Friday, February 11, 2011

Chronic City

For the past couple of weeks I've been carrying around Chronic City (2009) by Jonathan Lethem. Ever since finishing it yesterday afternoon, I've been carrying it around still, trying to make sense of it all, trying to figure out if I even like it or not. I think it's only gotten heavier since finishing.

I suppose I do like it, there are plenty of books I haven't finished because they didn't hold my interest. I liked his earlier novel, Fortress of Solitude (2003), and loathed another, the name of which I can't even remember I disliked it so much (he's written many others, try one of them before reading the one I can't remember).

Chronic City by Jonathan Lethem
I'm realizing that my uncertainty about Chronic City isn't new, that I didn't just close the book and then attempt to consider its worth, but that I've read it entirely in that state of confusion. I kept trying to figure out what it's about, because certainly the characters, their relationship with each other and the places they inhabit must be about more than just what Lethem has put on the page. He's an enigmatic writer and I questioned throughout whether I'm smart enough for his literary enigmas.

It's the story of Chase Insteadman, a former child star living off royalties and making his way through Manhattan society and simple afternoons spent in diners and staring out of his bedroom window at a flock of birds that habitually buzzes a church steeple a few blocks away. He befriends, through happenstance or by design (ah, the conspiracies abound in the City of Chronic), Perkus Tooth, a former rock critic and all-around pop culture savant. Through their world, spent mostly in Perkus's cramped, darkened apartment listening to obscure cassette tapes, watching Marlon Brando movies and smoking dope, traipse Oona Laszlo, Richard Abneg and Georgina Hawkmanaji. An inordinate amount of time was spent by me trying to figure out what these names could mean, whether metaphors or anagrams (this book itself was borrowed from a friend - Mitch Major - someone who could have lent his own name to a Lethem character).

In and out of the daily lives of this group walks a giant tiger (or is it?), a lost love orbiting the planet (or is she?), chaldrons ( or ... you get the idea ...), Gnuppets, the mayor and the topic of rent control and eminent domain, virtual worlds and a three-legged dog.

He's a deep writer, Lethem. The prose is layered in adjectives and metaphors. He may have used all of the words of description Hemingway once shaved from his own paragraphs.

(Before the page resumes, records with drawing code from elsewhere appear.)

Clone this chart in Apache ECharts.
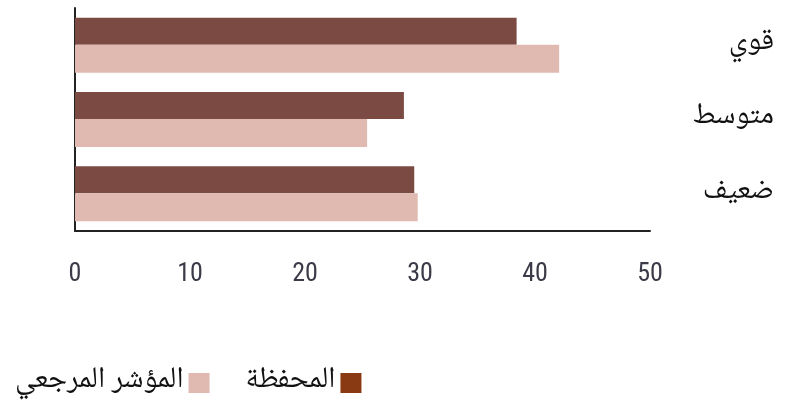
<!DOCTYPE html>
<html>
<head>
<meta charset="utf-8">
<script src="https://cdn.jsdelivr.net/npm/echarts@6/dist/echarts.min.js"></script>
<style>
  html, body { margin: 0; padding: 0; background: #fff; }
  #chart { width: 787px; height: 408px; }
</style>
</head>
<body>
<div id="chart"></div>
<script>
// Risk buckets, top to bottom
const categories = ['قوي', 'متوسط', 'ضعيف'];
// Portfolio vs benchmark allocation (%)
const portfolio = [38.4, 28.6, 29.5];
const benchmark = [42.1, 25.4, 29.8];
const xTicks = [0, 10, 20, 30, 40, 50];

const portfolioName = 'المحفظة';
const benchmarkName = 'المؤشر المرجعي';

const arabicFont = "'Noto Naskh Arabic', 'Amiri', 'DejaVu Sans', sans-serif";
const numFont = "'Liberation Sans Narrow', 'Roboto Condensed', 'DejaVu Sans Condensed', sans-serif";

const chart = echarts.init(document.getElementById('chart'), null, { renderer: 'canvas' });

chart.setOption({
  animation: false,
  backgroundColor: '#ffffff',
  grid: { left: 75, right: 137, top: 8, bottom: 177, containLabel: false, outerBoundsMode: 'none' },
  legend: {
    left: 10,
    bottom: 5,
    align: 'right',
    itemWidth: 21,
    itemHeight: 20,
    itemGap: 36,
    icon: 'rect',
    textStyle: { fontFamily: arabicFont, fontSize: 30, color: '#111' },
    data: [
      { name: benchmarkName, itemStyle: { color: '#E0BAB0' } },
      { name: portfolioName, itemStyle: { color: '#8A3A12' } }
    ]
  },
  xAxis: {
    type: 'value',
    min: xTicks[0],
    max: xTicks[xTicks.length - 1],
    interval: 10,
    axisLine: { show: true, lineStyle: { color: '#222', width: 2 } },
    axisTick: { show: false },
    splitLine: { show: false },
    axisLabel: {
      margin: 30,
      fontFamily: numFont,
      fontSize: 26,
      color: '#3a3a48'
    }
  },
  yAxis: [
    {
      type: 'category',
      data: categories,
      inverse: true,
      position: 'left',
      axisLine: { show: true, lineStyle: { color: '#222', width: 2 } },
      axisTick: { show: false },
      axisLabel: { show: false }
    },
    {
      type: 'category',
      data: categories,
      inverse: true,
      position: 'right',
      axisLine: { show: false },
      axisTick: { show: false },
      axisLabel: {
        margin: 124,
        align: 'right',
        padding: [5, 0, 0, 0],
        fontFamily: arabicFont,
        fontSize: 30,
        color: '#111'
      }
    }
  ],
  series: [
    {
      name: portfolioName,
      type: 'bar',
      yAxisIndex: 0,
      data: portfolio,
      barWidth: 27,
      barGap: '0%',
      itemStyle: { color: '#7B4A42' }
    },
    {
      name: benchmarkName,
      type: 'bar',
      yAxisIndex: 0,
      data: benchmark,
      barWidth: 28,
      barGap: '0%',
      itemStyle: { color: '#E0BAB0' }
    }
  ]
});
</script>
</body>
</html>
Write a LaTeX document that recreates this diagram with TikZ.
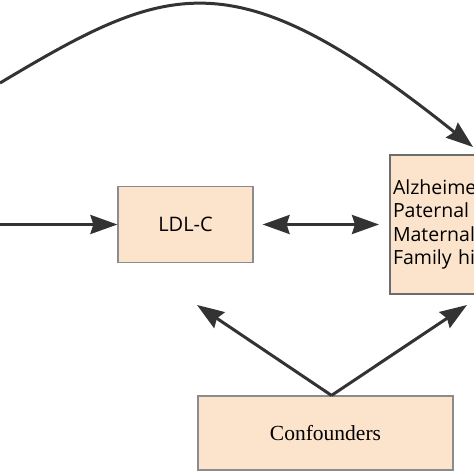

Perhaps those words were in the suitcase, folded like so much laundry, that Hadley Hemingway lost at the train station and have remained lost until recovered by Lethem.

Hemingway's lost suitcase full of manuscripts is one of my sole, semi-obscure pop culture reference, yet Lethem is a master at the dropped name, the long-forgotten novel or album, the illicit relationship whether fact or implied, and I'm sure I only recognized (or at least understood) a fraction of them.

It is this confusion by me as a reader that would normally leave me with a quarter finished book place back on the shelf, dismissing the writer as too pretentious,  too intent on trying to impress rather than entertain the reader. But Lethem is good enough and the stories in Chronic City are compelling enough to keep me reading.

I also read this book while chest deep into my own novel and when I would pick up Chronic, it was with an eye toward structure, how Lethem made it from point A to point B, or from point C back to A via B. It's a tedious way to read a book, so I admit that part of the problem I had with it may have been my own doing, but so be it. I feel that, along with being entertained, if not somewhat baffled, I may have just learned a thing or two.

So, there you have it. I like this novel and it only took me two weeks and one day to figure it out. Better late than never.

*I just looked it up and the name of the Lethem novel I dislike so much is You Don't Love Me Yet (2007).